Records with drawing code
______________________________

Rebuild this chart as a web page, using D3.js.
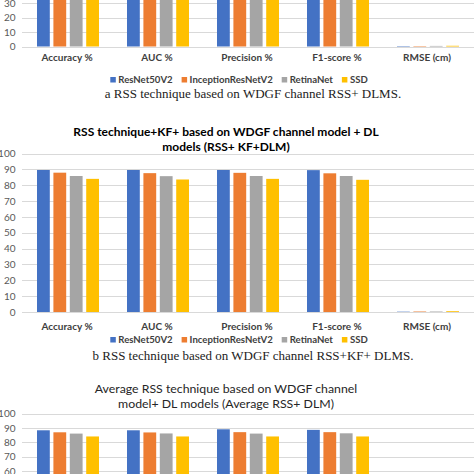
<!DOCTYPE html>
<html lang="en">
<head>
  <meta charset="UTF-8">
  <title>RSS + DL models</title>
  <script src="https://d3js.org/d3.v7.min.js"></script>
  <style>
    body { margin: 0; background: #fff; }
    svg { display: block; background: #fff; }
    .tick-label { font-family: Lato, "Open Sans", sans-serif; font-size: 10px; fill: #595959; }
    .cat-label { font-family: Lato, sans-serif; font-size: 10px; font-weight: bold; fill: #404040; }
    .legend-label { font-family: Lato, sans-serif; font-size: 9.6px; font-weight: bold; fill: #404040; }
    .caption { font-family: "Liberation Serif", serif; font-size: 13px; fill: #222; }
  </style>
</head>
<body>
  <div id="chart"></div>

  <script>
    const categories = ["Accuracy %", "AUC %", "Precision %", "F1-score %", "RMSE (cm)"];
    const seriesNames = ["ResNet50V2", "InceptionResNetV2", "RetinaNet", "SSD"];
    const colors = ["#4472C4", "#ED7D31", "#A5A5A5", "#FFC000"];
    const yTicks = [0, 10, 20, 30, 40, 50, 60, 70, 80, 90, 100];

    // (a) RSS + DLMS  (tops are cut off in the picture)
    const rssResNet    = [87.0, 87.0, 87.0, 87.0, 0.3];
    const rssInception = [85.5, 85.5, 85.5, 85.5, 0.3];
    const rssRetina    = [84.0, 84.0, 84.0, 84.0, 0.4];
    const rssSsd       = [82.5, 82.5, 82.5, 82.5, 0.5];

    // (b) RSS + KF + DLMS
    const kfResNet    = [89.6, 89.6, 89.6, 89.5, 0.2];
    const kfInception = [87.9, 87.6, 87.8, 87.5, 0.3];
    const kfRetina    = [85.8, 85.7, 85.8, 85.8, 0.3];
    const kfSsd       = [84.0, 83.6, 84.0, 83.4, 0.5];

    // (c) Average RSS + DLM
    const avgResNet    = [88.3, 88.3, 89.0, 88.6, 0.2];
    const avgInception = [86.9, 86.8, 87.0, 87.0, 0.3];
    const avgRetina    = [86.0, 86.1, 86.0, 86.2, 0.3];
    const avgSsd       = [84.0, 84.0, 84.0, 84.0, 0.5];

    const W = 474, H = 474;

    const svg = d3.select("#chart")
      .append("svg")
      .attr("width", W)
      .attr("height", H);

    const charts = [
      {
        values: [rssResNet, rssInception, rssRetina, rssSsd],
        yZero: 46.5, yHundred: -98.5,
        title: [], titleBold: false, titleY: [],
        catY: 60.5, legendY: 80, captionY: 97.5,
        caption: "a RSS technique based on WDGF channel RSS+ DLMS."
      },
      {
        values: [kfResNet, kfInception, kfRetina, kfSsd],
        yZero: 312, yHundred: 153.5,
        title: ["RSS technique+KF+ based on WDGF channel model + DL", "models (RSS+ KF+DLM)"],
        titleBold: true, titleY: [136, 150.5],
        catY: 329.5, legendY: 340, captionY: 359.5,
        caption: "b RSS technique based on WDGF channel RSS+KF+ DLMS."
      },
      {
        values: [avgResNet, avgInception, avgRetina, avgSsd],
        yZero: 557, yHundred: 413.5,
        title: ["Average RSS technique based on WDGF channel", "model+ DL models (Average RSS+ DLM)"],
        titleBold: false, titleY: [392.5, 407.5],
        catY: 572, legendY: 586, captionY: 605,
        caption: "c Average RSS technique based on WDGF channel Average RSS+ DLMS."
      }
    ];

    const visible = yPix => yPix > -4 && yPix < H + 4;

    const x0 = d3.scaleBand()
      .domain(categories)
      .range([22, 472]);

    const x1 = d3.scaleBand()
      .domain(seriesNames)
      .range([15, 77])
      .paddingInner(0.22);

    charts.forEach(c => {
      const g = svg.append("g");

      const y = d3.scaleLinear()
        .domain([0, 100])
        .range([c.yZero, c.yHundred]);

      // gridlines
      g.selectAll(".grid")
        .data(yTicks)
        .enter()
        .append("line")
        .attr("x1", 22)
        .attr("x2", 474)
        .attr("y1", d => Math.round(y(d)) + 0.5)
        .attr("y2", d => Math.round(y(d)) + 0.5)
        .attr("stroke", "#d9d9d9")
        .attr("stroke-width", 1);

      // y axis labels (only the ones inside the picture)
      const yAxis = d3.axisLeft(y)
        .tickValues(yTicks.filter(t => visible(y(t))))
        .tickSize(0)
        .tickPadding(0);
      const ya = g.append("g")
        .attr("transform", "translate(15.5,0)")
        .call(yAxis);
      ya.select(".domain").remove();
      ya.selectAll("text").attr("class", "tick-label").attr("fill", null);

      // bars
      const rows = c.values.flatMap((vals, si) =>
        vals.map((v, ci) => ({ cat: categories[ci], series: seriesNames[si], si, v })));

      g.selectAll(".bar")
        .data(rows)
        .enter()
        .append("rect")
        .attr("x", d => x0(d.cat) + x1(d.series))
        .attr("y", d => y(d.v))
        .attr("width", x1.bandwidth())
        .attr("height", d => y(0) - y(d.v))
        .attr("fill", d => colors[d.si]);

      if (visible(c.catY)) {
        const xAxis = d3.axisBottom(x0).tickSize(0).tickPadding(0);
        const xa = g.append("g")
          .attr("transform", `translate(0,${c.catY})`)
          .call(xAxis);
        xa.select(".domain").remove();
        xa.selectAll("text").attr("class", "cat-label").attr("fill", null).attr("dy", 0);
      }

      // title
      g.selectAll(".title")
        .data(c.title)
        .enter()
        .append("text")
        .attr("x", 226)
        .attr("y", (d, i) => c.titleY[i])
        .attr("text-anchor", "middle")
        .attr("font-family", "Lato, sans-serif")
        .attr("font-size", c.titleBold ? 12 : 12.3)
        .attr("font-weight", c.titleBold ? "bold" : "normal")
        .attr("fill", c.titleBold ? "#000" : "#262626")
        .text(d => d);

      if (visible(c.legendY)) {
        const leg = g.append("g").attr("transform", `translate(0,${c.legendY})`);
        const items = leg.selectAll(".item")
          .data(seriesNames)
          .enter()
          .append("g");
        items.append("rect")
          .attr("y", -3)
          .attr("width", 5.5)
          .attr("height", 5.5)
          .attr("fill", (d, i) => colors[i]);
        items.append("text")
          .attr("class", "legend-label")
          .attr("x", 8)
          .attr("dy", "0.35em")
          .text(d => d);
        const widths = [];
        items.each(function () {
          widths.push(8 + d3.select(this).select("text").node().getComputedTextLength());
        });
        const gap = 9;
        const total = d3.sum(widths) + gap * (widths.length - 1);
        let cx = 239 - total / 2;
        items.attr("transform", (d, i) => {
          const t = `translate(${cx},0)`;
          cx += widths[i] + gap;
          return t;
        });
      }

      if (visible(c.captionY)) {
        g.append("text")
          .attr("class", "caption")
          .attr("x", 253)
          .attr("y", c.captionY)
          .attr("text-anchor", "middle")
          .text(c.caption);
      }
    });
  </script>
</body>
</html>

______________________________

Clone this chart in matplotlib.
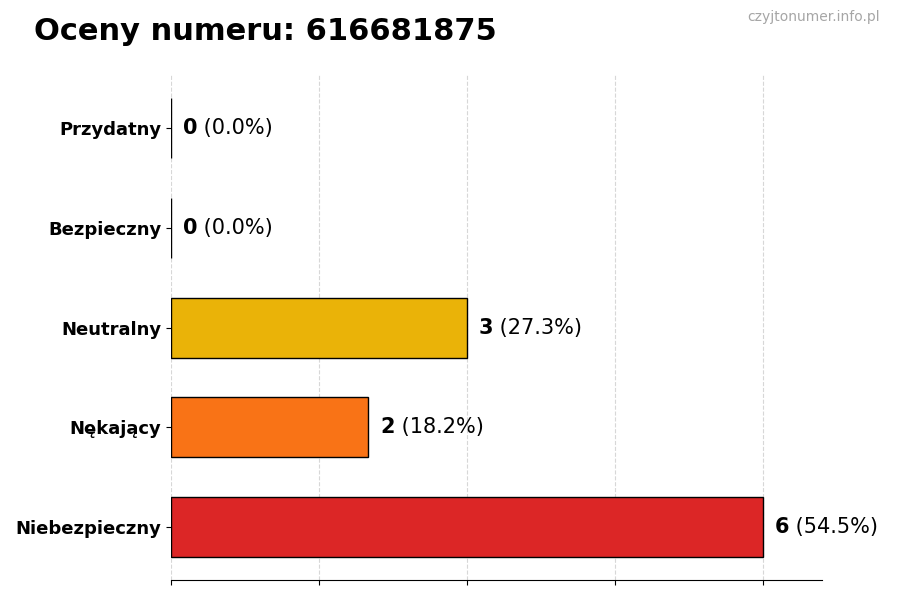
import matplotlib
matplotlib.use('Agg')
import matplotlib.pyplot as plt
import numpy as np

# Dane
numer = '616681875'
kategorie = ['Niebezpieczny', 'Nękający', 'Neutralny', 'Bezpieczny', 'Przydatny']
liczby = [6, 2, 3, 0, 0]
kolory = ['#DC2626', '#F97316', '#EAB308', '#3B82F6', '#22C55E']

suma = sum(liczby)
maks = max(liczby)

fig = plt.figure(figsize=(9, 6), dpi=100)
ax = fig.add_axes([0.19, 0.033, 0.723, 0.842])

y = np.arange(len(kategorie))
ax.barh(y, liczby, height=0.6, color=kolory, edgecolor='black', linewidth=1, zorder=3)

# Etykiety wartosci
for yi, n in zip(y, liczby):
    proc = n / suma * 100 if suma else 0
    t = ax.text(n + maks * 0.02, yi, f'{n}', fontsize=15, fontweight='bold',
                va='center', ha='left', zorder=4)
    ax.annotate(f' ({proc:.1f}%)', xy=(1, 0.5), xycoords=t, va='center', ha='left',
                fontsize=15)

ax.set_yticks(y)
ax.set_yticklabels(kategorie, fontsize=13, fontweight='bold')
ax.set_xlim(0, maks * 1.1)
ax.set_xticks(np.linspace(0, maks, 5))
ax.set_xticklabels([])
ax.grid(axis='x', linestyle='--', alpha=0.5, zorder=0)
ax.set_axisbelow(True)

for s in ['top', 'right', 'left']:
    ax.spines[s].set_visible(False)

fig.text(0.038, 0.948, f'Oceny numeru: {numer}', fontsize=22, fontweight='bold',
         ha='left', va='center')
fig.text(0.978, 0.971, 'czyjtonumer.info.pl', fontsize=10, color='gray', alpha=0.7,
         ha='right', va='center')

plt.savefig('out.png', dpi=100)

______________________________

*Task requirements*
Skip the pictures and repeat, word for word, the lines from the one containing "Rebuild this chart" to the one containing "82.5, 82.5, 0.5];", keeping both of those lines.

*The answer*
Rebuild this chart as a web page, using D3.js.
<!DOCTYPE html>
<html lang="en">
<head>
  <meta charset="UTF-8">
  <title>RSS + DL models</title>
  <script src="https://d3js.org/d3.v7.min.js"></script>
  <style>
    body { margin: 0; background: #fff; }
    svg { display: block; background: #fff; }
    .tick-label { font-family: Lato, "Open Sans", sans-serif; font-size: 10px; fill: #595959; }
    .cat-label { font-family: Lato, sans-serif; font-size: 10px; font-weight: bold; fill: #404040; }
    .legend-label { font-family: Lato, sans-serif; font-size: 9.6px; font-weight: bold; fill: #404040; }
    .caption { font-family: "Liberation Serif", serif; font-size: 13px; fill: #222; }
  </style>
</head>
<body>
  <div id="chart"></div>

  <script>
    const categories = ["Accuracy %", "AUC %", "Precision %", "F1-score %", "RMSE (cm)"];
    const seriesNames = ["ResNet50V2", "InceptionResNetV2", "RetinaNet", "SSD"];
    const colors = ["#4472C4", "#ED7D31", "#A5A5A5", "#FFC000"];
    const yTicks = [0, 10, 20, 30, 40, 50, 60, 70, 80, 90, 100];

    // (a) RSS + DLMS  (tops are cut off in the picture)
    const rssResNet    = [87.0, 87.0, 87.0, 87.0, 0.3];
    const rssInception = [85.5, 85.5, 85.5, 85.5, 0.3];
    const rssRetina    = [84.0, 84.0, 84.0, 84.0, 0.4];
    const rssSsd       = [82.5, 82.5, 82.5, 82.5, 0.5];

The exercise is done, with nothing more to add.